Its apologists justify these costs with the claim that the Russians really believed in the seriousness of the administration’s intent and were panicked into disastrous spending to try to overcome SDL If so, we spent a hell of a lot of money in deception and very little in behalf of worthwhile technology. And that will always be the result unless the new technology we are attempting to create is really within practical reach of our current abilities and achievable with reasonable expenditures.
Lockheed’s Skunk Works has been a dazzling example of American aerospace at its best, setting the standards for the entire U.S. industry in developing aircraft decades ahead of any others in performance and capability. Fifty years is a long time for a very small development company to stay in business, much less to maintain its unusual competence and morale. But if we are to survive a future every bit as uncertain and turbulent as the past, we will need many more skilled risk-takers like the ones first brought together on the initial Skunk Works project during World War II, to build the first U.S. jet fighter.
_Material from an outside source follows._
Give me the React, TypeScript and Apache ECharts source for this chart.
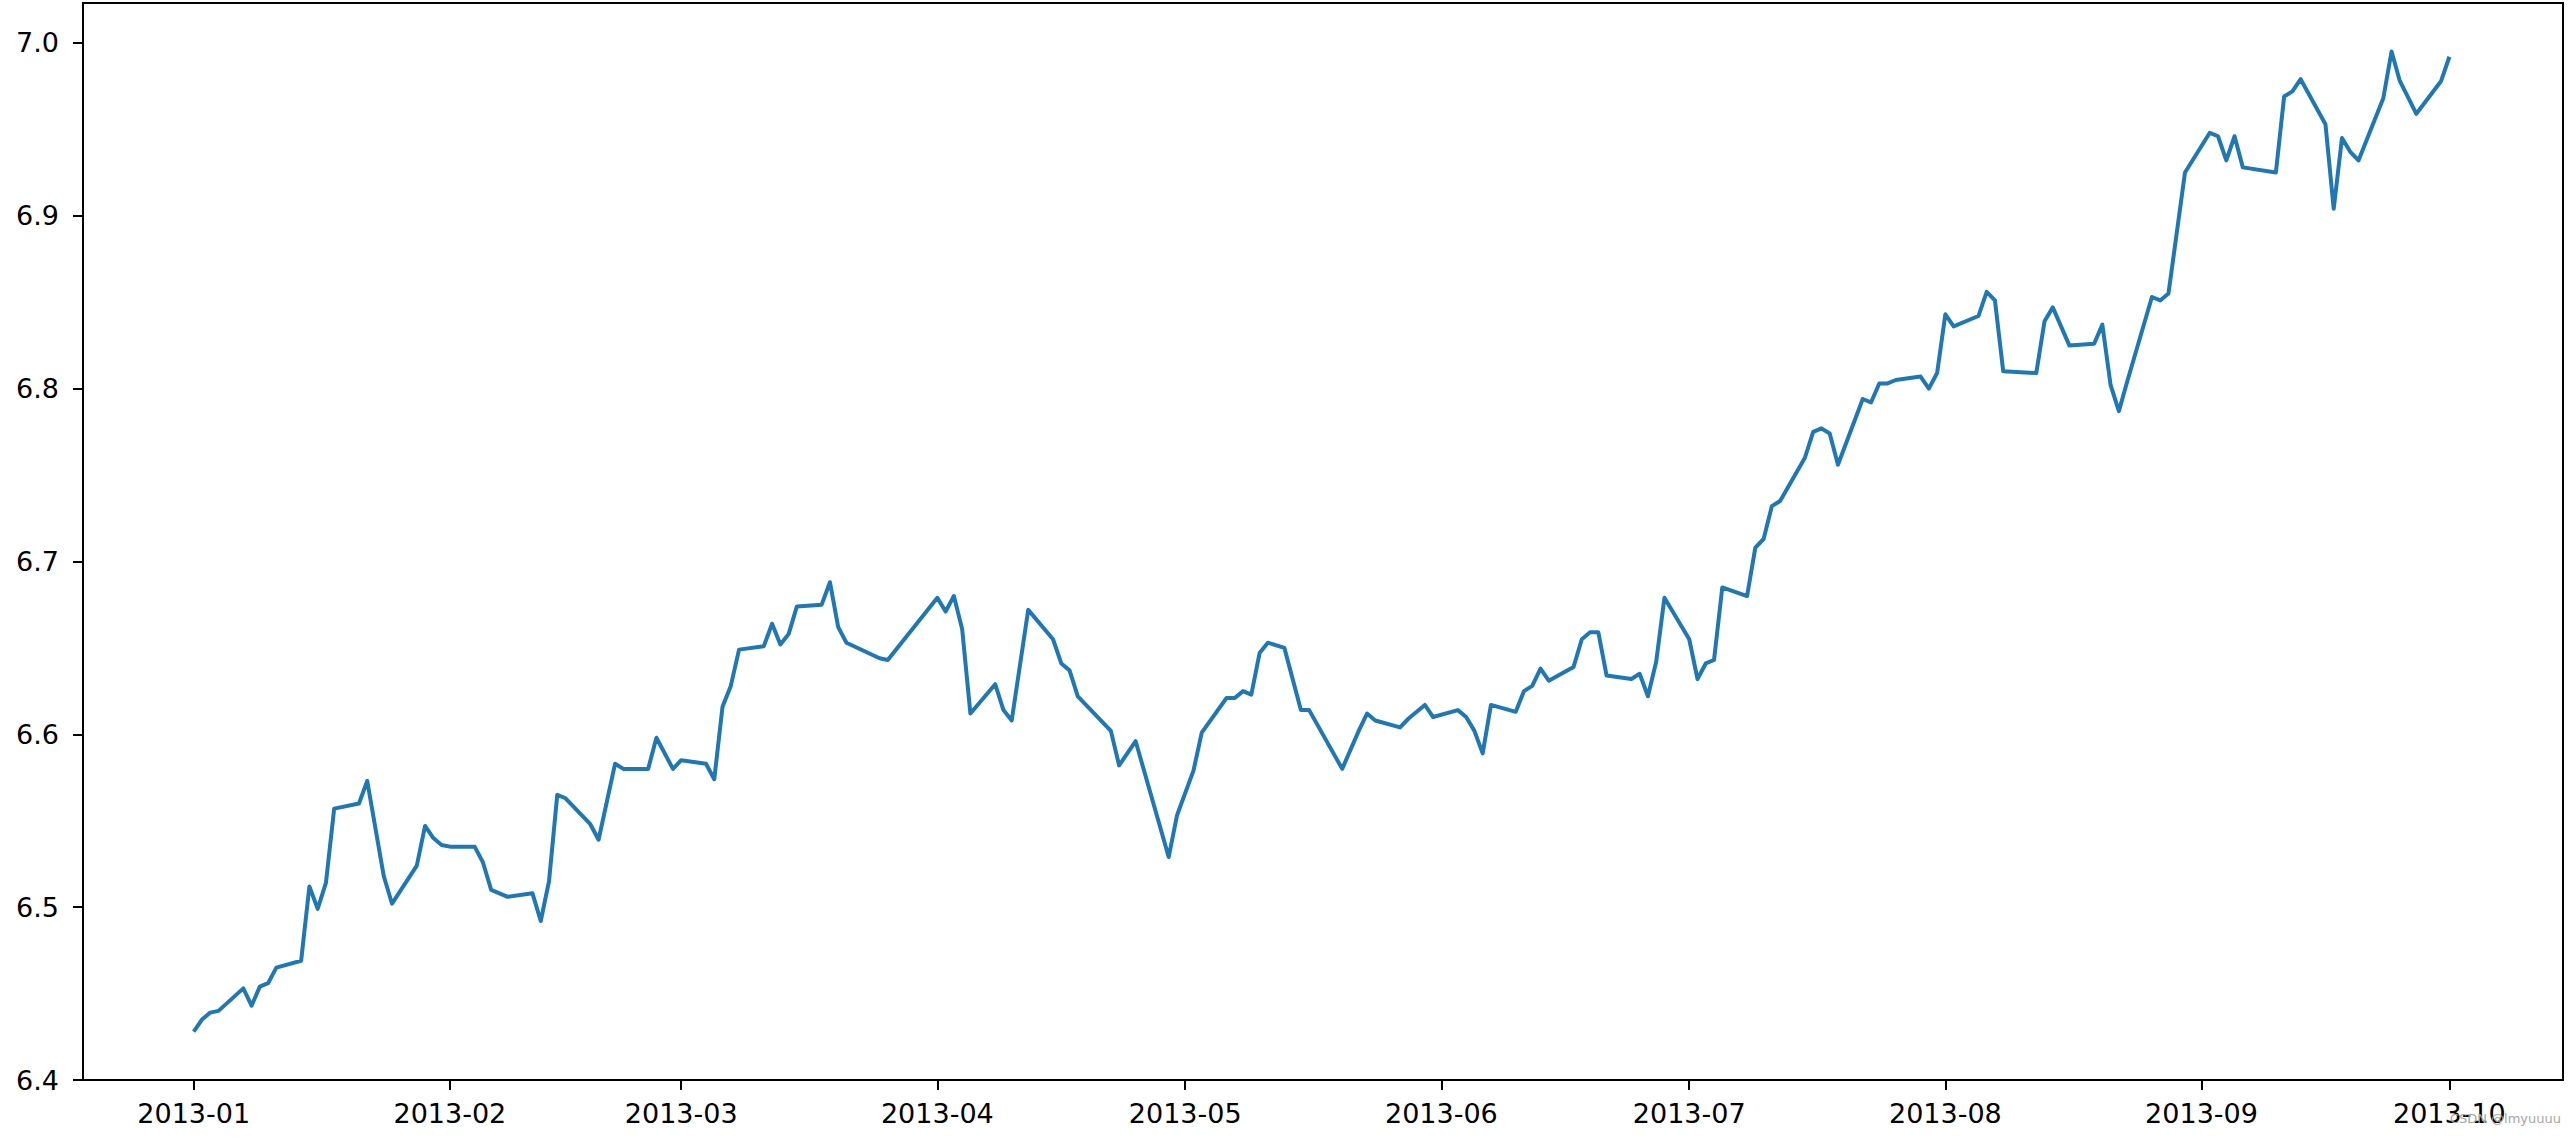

We became the most successful advanced projects company in the world by hiring talented people, paying them top dollar, and motivating them into believing that they could produce a Mach 3 airplane like the Blackbird a generation or two ahead of anybody else. Our design engineers had the keen experience to conceive the whole airplane in their mind’s-eye, doing the trade-offs in their heads between aerodynamic needs and weapons requirements. We created a practical and open work environment for engineers and shop workers, forcing the guys behind the drawing boards onto the shop floor to see how their ideas were being translated into actual parts and to make any necessary changes on the spot. We made every shop worker who designed or handled a part responsible for quality control. Any worker—not just a supervisor or a manager—could send back a part that didn’t meet his or her standards. That way we reduced rework and scrap waste.